===== Data section
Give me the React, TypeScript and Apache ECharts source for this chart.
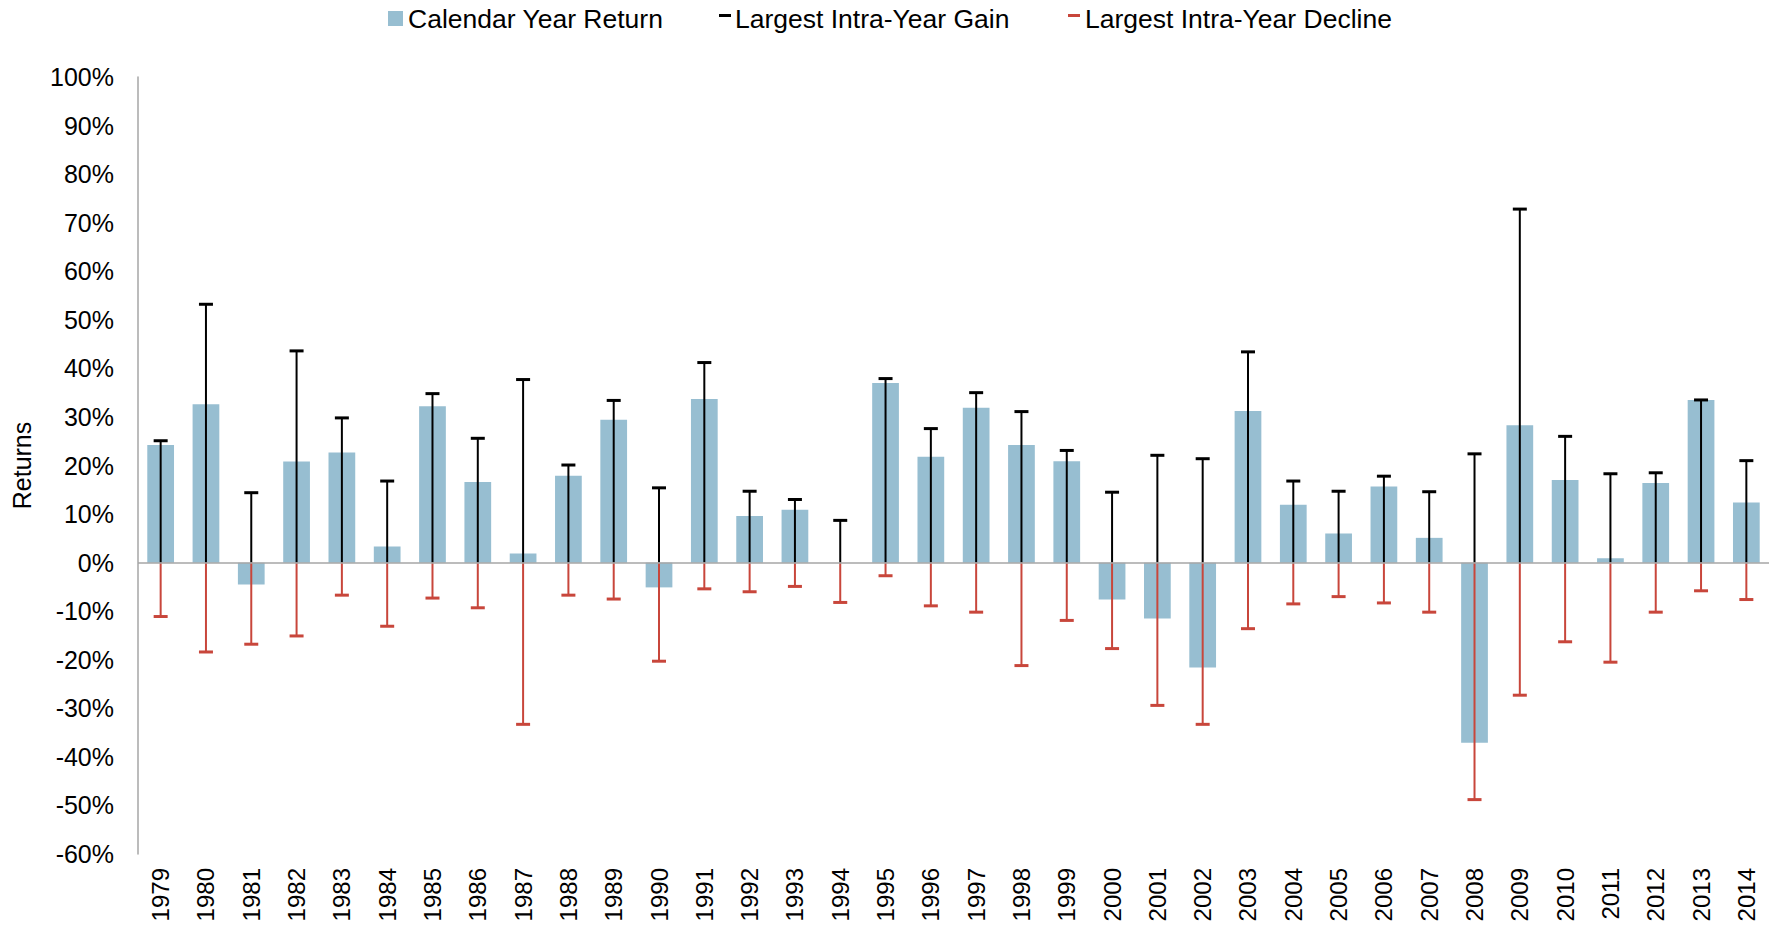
import React, { useEffect, useRef } from "react";
import * as echarts from "echarts";

const years = [
  "1979", "1980", "1981", "1982", "1983", "1984", "1985", "1986", "1987",
  "1988", "1989", "1990", "1991", "1992", "1993", "1994", "1995", "1996",
  "1997", "1998", "1999", "2000", "2001", "2002", "2003", "2004", "2005",
  "2006", "2007", "2008", "2009", "2010", "2011", "2012", "2013", "2014",
];

const calendarReturn = [
  24.2, 32.6, -4.5, 20.8, 22.7, 3.3, 32.2, 16.6, 1.9,
  17.9, 29.4, -5.1, 33.7, 9.6, 10.9, 0, 37.0, 21.8,
  31.9, 24.2, 20.9, -7.6, -11.5, -21.6, 31.2, 11.9, 6.0,
  15.7, 5.1, -37.1, 28.3, 17.0, 0.9, 16.4, 33.5, 12.4,
];

const intraYearGain = [
  25.1, 53.2, 14.4, 43.6, 29.8, 16.8, 34.8, 25.6, 37.7,
  20.1, 33.4, 15.4, 41.2, 14.7, 13.0, 8.7, 37.9, 27.6,
  35.0, 31.1, 23.1, 14.5, 22.1, 21.4, 43.4, 16.8, 14.7,
  17.8, 14.6, 22.4, 72.8, 26.0, 18.3, 18.5, 33.5, 21.0,
];

const intraYearDecline = [
  -11.1, -18.4, -16.8, -15.1, -6.7, -13.1, -7.3, -9.3, -33.3,
  -6.7, -7.5, -20.3, -5.4, -6.0, -4.9, -8.2, -2.7, -8.9,
  -10.2, -21.2, -11.9, -17.7, -29.4, -33.3, -13.6, -8.5, -7.0,
  -8.3, -10.2, -48.8, -27.3, -16.3, -20.5, -10.2, -5.8, -7.6,
];

const seriesNames = ["Calendar Year Return", "Largest Intra-Year Gain", "Largest Intra-Year Decline"];
const BAR_COLOR = "#97BED1";
const GAIN_COLOR = "#000000";
const DECLINE_COLOR = "#C8463B";
const FONT = "'Liberation Sans', Arial, Helvetica, sans-serif";

function errorBar(color: string) {
  return (params: any, api: any) => {
    const x = api.value(0);
    const v = api.value(1);
    const p0 = api.coord([x, 0]);
    const p1 = api.coord([x, v]);
    return {
      type: "group",
      children: [
        {
          type: "line",
          shape: { x1: p0[0], y1: p0[1], x2: p1[0], y2: p1[1] },
          style: { stroke: color, lineWidth: 2 },
        },
        {
          type: "line",
          shape: { x1: p1[0] - 7, y1: p1[1], x2: p1[0] + 7, y2: p1[1] },
          style: { stroke: color, lineWidth: 3 },
        },
      ],
    };
  };
}

export default function App() {
  const ref = useRef<HTMLDivElement>(null);
  useEffect(() => {
    if (!ref.current) return;
    const chart = echarts.init(ref.current, null, { renderer: "svg" });
    const textStyle = { fontFamily: FONT, fontSize: 26.5, fill: "#000" };
    chart.setOption({
      animation: false,
      backgroundColor: "#ffffff",
      grid: { left: 138, right: 4, top: 77, bottom: 72, containLabel: false },
      graphic: [
        { type: "rect", shape: { x: 388, y: 11, width: 15, height: 15 }, style: { fill: BAR_COLOR } },
        { type: "text", x: 408, y: 19, style: { ...textStyle, text: seriesNames[0], verticalAlign: "middle" } },
        { type: "rect", shape: { x: 719, y: 14, width: 12, height: 3 }, style: { fill: GAIN_COLOR } },
        { type: "text", x: 735, y: 19, style: { ...textStyle, text: seriesNames[1], verticalAlign: "middle" } },
        { type: "rect", shape: { x: 1068, y: 14, width: 12, height: 3 }, style: { fill: DECLINE_COLOR } },
        { type: "text", x: 1085, y: 19, style: { ...textStyle, text: seriesNames[2], verticalAlign: "middle" } },
      ],
      xAxis: {
        type: "category",
        data: years,
        axisLine: { show: false },
        axisTick: { show: false },
        axisLabel: {
          rotate: 90,
          margin: 14,
          interval: 0,
          color: "#000",
          fontSize: 24,
          fontFamily: FONT,
        },
      },
      yAxis: {
        type: "value",
        min: -60,
        max: 100,
        interval: 10,
        name: "Returns",
        nameLocation: "middle",
        nameGap: 104,
        nameTextStyle: { color: "#000", fontSize: 25, fontFamily: FONT },
        axisLine: { show: true, lineStyle: { color: "#A6A6A6", width: 1.5 } },
        axisTick: { show: false },
        splitLine: { show: false },
        axisLabel: {
          formatter: "{value}%",
          margin: 24,
          color: "#000",
          fontSize: 25,
          fontFamily: FONT,
        },
      },
      series: [
        {
          name: seriesNames[0],
          type: "bar",
          data: calendarReturn,
          barWidth: "59%",
          itemStyle: { color: BAR_COLOR },
          markLine: {
            silent: true,
            symbol: "none",
            label: { show: false },
            lineStyle: { color: "#A6A6A6", width: 1.5, type: "solid" },
            data: [{ yAxis: 0 }],
          },
        },
        {
          name: seriesNames[1],
          type: "custom",
          renderItem: errorBar(GAIN_COLOR),
          encode: { x: 0, y: 1 },
          data: intraYearGain.map((v, i) => [i, v]),
          z: 3,
        },
        {
          name: seriesNames[2],
          type: "custom",
          renderItem: errorBar(DECLINE_COLOR),
          encode: { x: 0, y: 1 },
          data: intraYearDecline.map((v, i) => [i, v]),
          z: 3,
        },
      ],
    });
    return () => chart.dispose();
  }, []);
  return (
    <div
      ref={ref}
      style={{ position: "fixed", left: 0, top: 0, width: 1773, height: 926, background: "#fff" }}
    />
  );
}
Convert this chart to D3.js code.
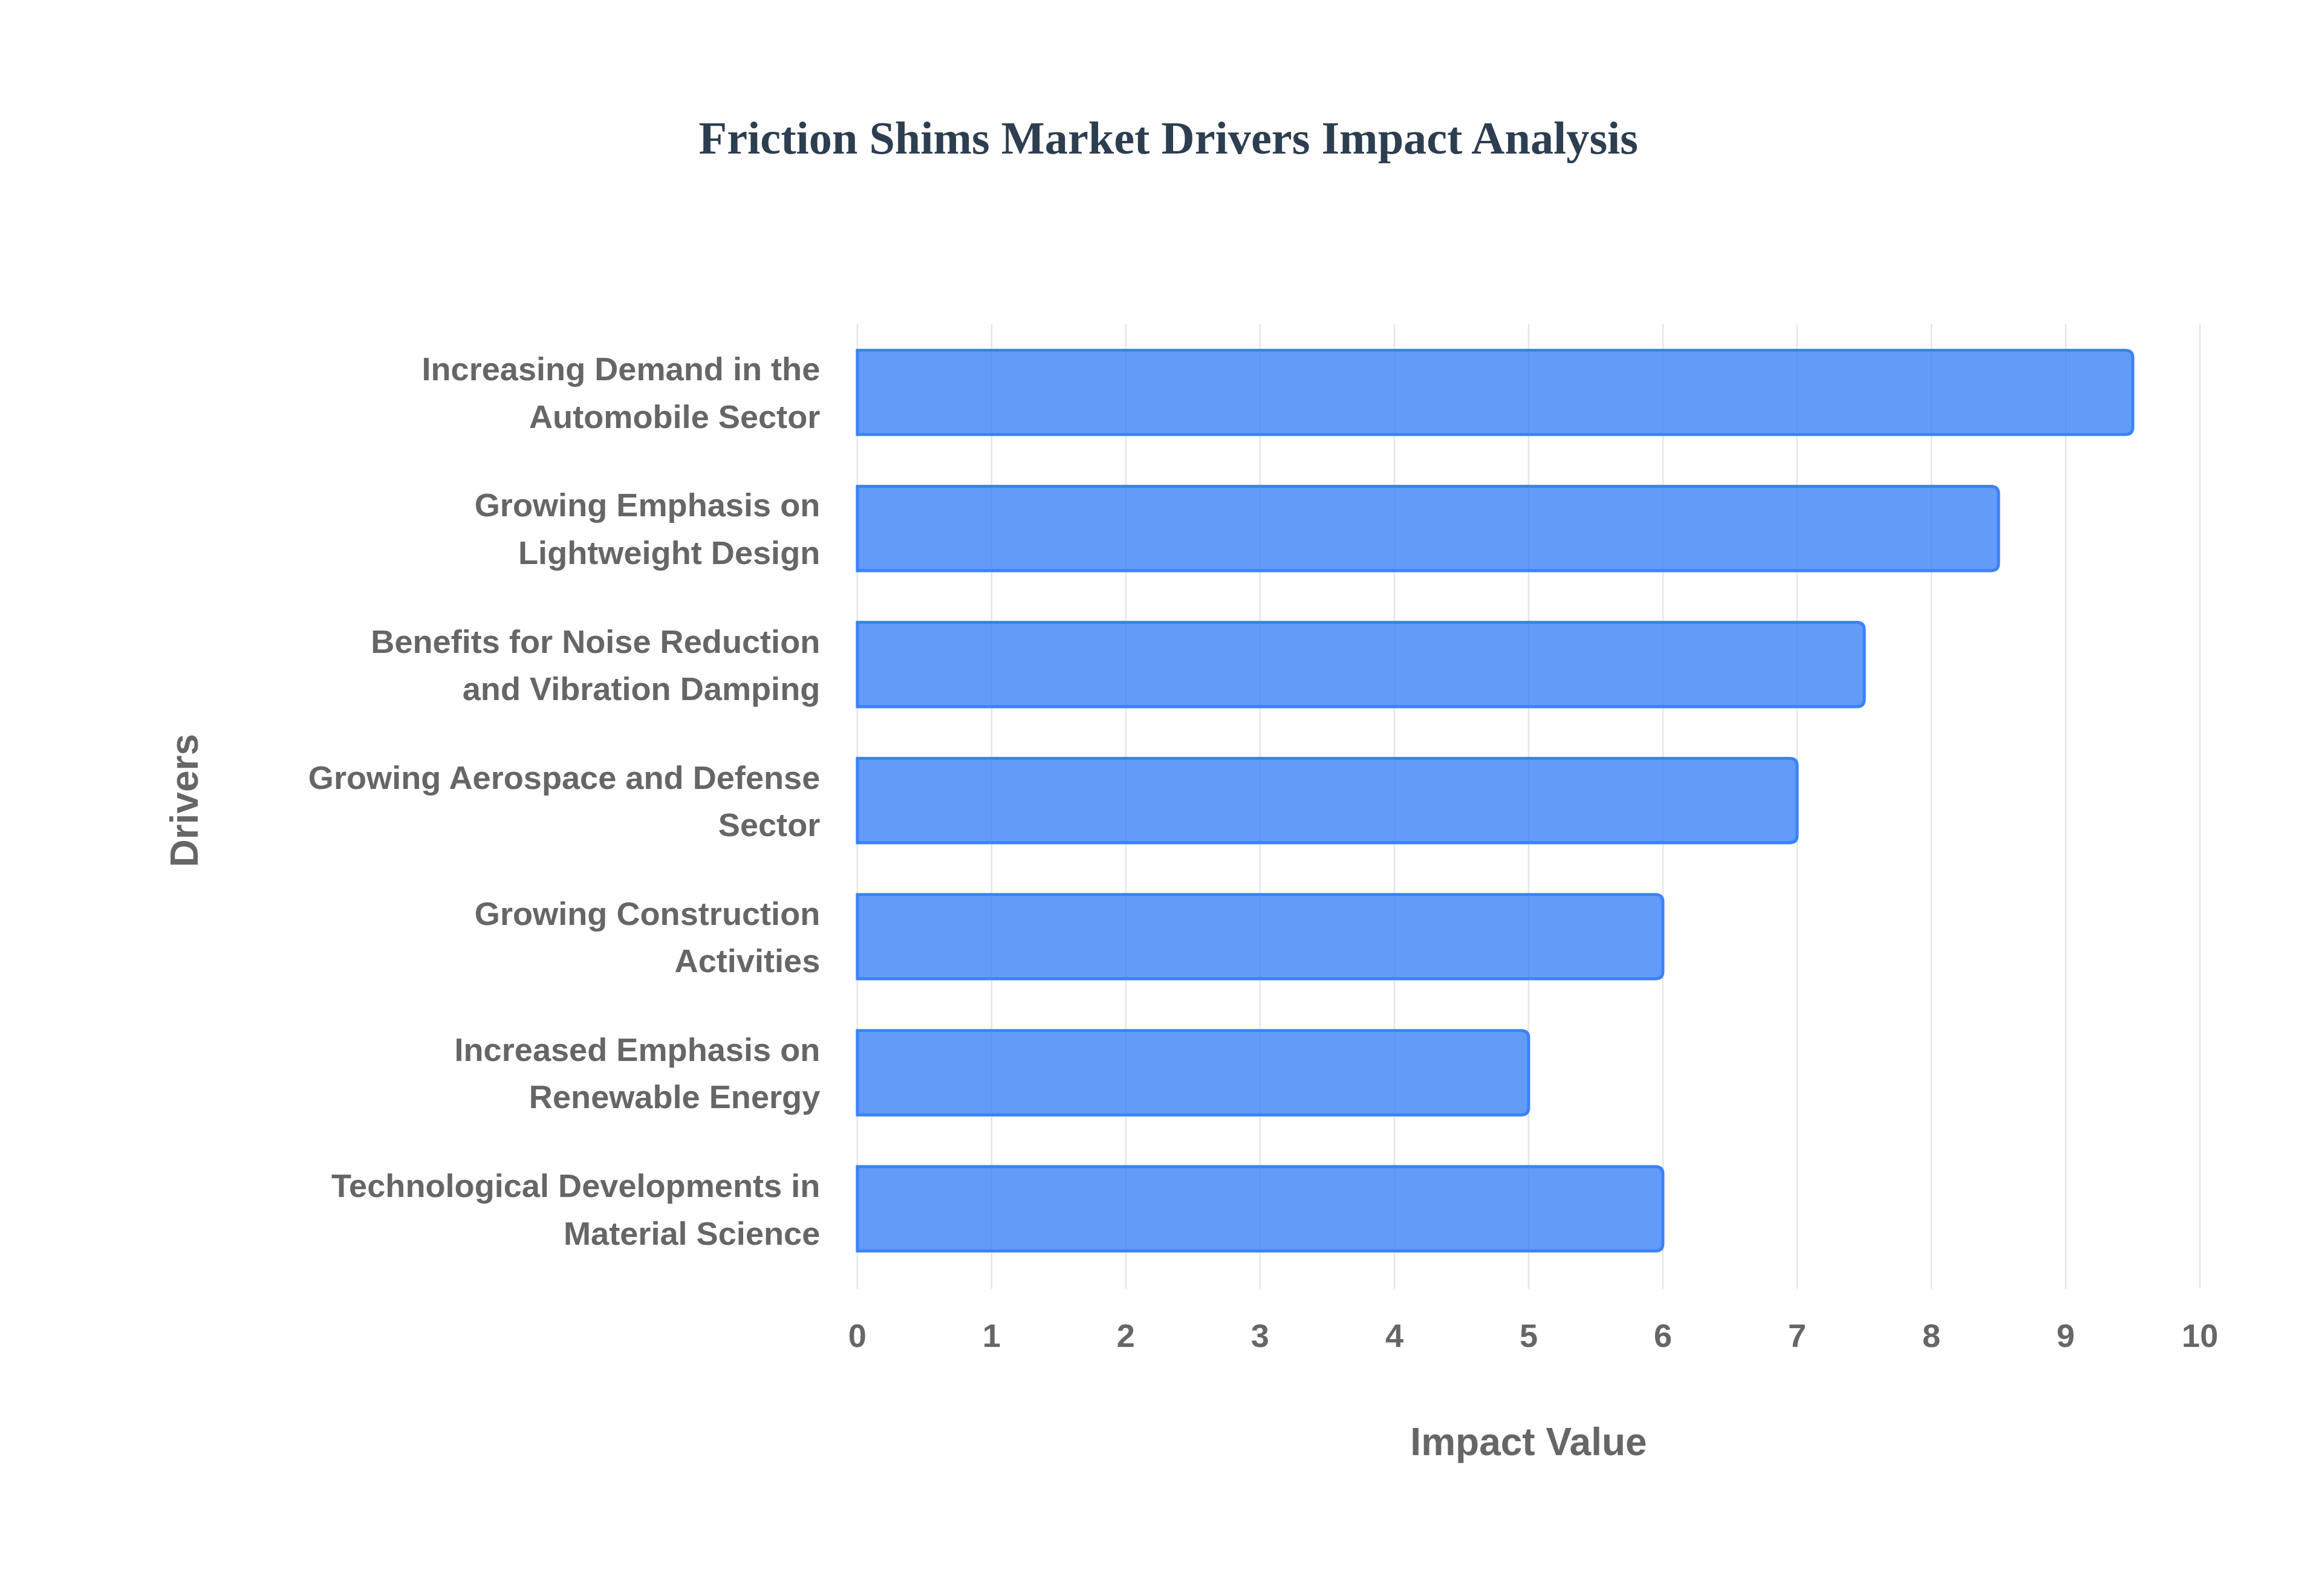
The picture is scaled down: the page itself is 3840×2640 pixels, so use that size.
<!DOCTYPE html>
<html><head><meta charset="utf-8">
<script src="https://cdn.jsdelivr.net/npm/d3@7"></script>
<style>body{margin:0;background:#fff}</style>
</head><body>
<svg id="chart"></svg>
<script>
const drivers = [
  ["Increasing Demand in the", "Automobile Sector"],
  ["Growing Emphasis on", "Lightweight Design"],
  ["Benefits for Noise Reduction", "and Vibration Damping"],
  ["Growing Aerospace and Defense", "Sector"],
  ["Growing Construction", "Activities"],
  ["Increased Emphasis on", "Renewable Energy"],
  ["Technological Developments in", "Material Science"]
]
const impacts = [9.5, 8.5, 7.5, 7, 6, 5, 6]
const ticks = [0, 1, 2, 3, 4, 5, 6, 7, 8, 9, 10]

const W = 1560, H = 1072.5
const svg = d3.select("#chart")
    .attr("width", 3840).attr("height", 2640)
    .attr("viewBox", `0 0 ${W} ${H}`)

const m = {left: 576, right: 1478, top: 218, bottom: 858}
const x = d3.scaleLinear().domain([0, 10]).range([m.left, m.right])
const y = d3.scaleBand().domain(d3.range(drivers.length)).range([m.top, m.bottom]).paddingInner(0.38).paddingOuter(0.19)

// grid
svg.append("g").selectAll("line").data(ticks).join("line")
    .attr("x1", d => x(d)).attr("x2", d => x(d))
    .attr("y1", m.top).attr("y2", m.bottom + 8)
    .attr("stroke", "#e5e5e5").attr("stroke-width", 1)

// bars
svg.append("g").selectAll("path").data(impacts).join("path")
    .attr("d", (d, i) => {
        const x0 = x(0), x1 = x(d), y0 = y(i), h = y.bandwidth(), r = 5
        return `M${x0},${y0}H${x1 - r}Q${x1},${y0} ${x1},${y0 + r}V${y0 + h - r}Q${x1},${y0 + h} ${x1 - r},${y0 + h}H${x0}Z`
    })
    .attr("fill", "rgba(59,130,246,0.8)")
    .attr("stroke", "#3b82f6").attr("stroke-width", 2)

const font = "'Liberation Sans', Arial, sans-serif"

// x tick labels
svg.append("g").selectAll("text").data(ticks).join("text")
    .attr("x", d => x(d)).attr("y", 905)
    .attr("text-anchor", "middle")
    .attr("font-family", font).attr("font-weight", "bold").attr("font-size", 22)
    .attr("fill", "#666").text(d => d)

// y labels
const yl = svg.append("g").selectAll("text").data(drivers).join("text")
    .attr("text-anchor", "end")
    .attr("font-family", font).attr("font-weight", "bold").attr("font-size", 22)
    .attr("fill", "#666")
yl.each(function (d, i) {
    const c = y(i) + y.bandwidth() / 2
    d3.select(this).selectAll("tspan").data(d).join("tspan")
        .attr("x", 551).attr("y", (t, j) => c - 8 + j * 32)
        .text(t => t)
})

// axis titles
svg.append("text").attr("x", 1027).attr("y", 978)
    .attr("text-anchor", "middle")
    .attr("font-family", font).attr("font-weight", "bold").attr("font-size", 26)
    .attr("fill", "#666").text("Impact Value")
svg.append("text").attr("transform", "translate(133,538) rotate(-90)")
    .attr("text-anchor", "middle")
    .attr("font-family", font).attr("font-weight", "bold").attr("font-size", 26)
    .attr("fill", "#666").text("Drivers")

// title
svg.append("text").attr("x", 785).attr("y", 103)
    .attr("text-anchor", "middle")
    .attr("font-family", "'Liberation Serif', 'Times New Roman', serif")
    .attr("font-weight", "bold").attr("font-size", 31)
    .attr("fill", "#2c3e50").text("Friction Shims Market Drivers Impact Analysis")
</script>
</body></html>
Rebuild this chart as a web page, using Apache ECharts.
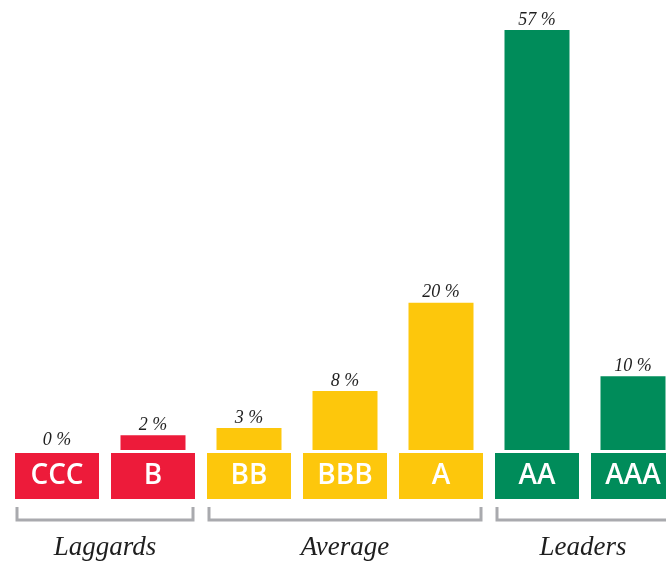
==========
## Written task
Copy every line of the records above that contains "page".

## The response
The picture is scaled down: the page itself is 3840×2640 pixels, so use that size.
Rebuild this chart as a web page, using Apache ECharts.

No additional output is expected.